Dependency patterns illustrated with code examples:

ExecutorService executor = Executors.newFixedThreadPool(5);
CompletableFuture<String> cf1 = CompletableFuture.supplyAsync(() -> {
    System.out.println("step 1");
    return "step1 result";
}, executor);
CompletableFuture<String> cf2 = CompletableFuture.supplyAsync(() -> {
    System.out.println("step 2");
    return "step2 result";
});
cf1.thenCombine(cf2, (r1, r2) -> {
    System.out.println(r1 + ", " + r2);
    System.out.println("step 3");
    return "step3 result";
}).thenAccept(System.out::println);

Zero‑dependency creation, one‑, two‑, and multi‑dependency compositions are shown using supplyAsync, thenApply, thenCombine, allOf, and anyOf.

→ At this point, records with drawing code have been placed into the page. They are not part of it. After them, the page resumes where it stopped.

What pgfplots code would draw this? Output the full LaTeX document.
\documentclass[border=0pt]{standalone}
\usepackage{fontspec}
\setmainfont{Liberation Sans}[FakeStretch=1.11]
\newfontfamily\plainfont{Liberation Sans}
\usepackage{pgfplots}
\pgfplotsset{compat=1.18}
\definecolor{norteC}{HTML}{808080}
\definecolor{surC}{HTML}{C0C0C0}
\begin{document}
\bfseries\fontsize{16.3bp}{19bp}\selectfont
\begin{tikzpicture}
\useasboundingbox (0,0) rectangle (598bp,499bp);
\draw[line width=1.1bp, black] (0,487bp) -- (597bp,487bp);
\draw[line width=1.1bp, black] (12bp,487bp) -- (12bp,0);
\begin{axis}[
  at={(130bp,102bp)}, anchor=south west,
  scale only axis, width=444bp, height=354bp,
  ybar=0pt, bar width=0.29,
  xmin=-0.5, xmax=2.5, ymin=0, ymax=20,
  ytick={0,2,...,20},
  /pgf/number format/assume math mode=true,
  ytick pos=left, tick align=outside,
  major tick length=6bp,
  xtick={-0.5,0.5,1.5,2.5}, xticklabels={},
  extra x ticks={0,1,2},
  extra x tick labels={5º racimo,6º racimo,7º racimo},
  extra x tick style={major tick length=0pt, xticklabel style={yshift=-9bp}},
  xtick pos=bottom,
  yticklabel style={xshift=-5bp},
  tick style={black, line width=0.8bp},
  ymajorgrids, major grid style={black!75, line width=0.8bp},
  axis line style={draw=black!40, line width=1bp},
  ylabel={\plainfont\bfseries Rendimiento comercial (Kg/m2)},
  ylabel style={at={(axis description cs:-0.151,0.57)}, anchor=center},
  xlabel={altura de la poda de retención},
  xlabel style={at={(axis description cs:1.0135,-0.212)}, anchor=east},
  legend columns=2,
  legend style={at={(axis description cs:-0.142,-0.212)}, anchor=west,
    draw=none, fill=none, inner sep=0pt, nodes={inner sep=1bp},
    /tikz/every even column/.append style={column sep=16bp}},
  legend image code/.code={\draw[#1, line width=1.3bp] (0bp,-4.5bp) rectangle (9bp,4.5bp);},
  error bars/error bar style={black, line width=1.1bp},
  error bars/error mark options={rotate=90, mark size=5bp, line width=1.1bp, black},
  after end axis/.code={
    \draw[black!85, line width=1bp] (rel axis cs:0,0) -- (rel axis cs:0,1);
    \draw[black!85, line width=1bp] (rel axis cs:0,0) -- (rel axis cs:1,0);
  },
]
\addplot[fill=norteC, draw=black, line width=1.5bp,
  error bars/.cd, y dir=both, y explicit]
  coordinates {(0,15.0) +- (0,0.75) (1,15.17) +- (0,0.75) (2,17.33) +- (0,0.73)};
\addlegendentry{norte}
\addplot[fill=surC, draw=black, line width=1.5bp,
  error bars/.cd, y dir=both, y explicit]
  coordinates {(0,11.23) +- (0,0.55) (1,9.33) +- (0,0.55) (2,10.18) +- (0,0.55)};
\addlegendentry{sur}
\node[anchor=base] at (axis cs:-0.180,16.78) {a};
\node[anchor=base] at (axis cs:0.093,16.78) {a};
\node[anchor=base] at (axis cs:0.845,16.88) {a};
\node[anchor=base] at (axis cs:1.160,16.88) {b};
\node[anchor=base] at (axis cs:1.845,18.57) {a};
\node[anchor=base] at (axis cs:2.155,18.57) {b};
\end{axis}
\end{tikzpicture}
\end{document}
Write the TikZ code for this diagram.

Thread‑pool best practices:

Prefer async methods with an explicit Executor to avoid overloading the common ForkJoinPool.

Avoid thread‑pool deadlock caused by nested supplyAsync calls on the same pool.

Do not block I/O threads when handling async RPC callbacks.

Exception handling:

future.exceptionally(err -> {
    log.error("Exception", err);
    return defaultValue;
});

Because CompletableFuture wraps exceptions in CompletionException, a utility method ExceptionUtils.extractRealException extracts the original cause.

Utility classes such as FutureUtils provide helpers for converting callbacks to CompletableFuture, creating completed futures, and aggregating collections of futures.

Performance results show a reduction of TP99 latency from 754 ms to 408 ms and a one‑third reduction in server count after async refactoring.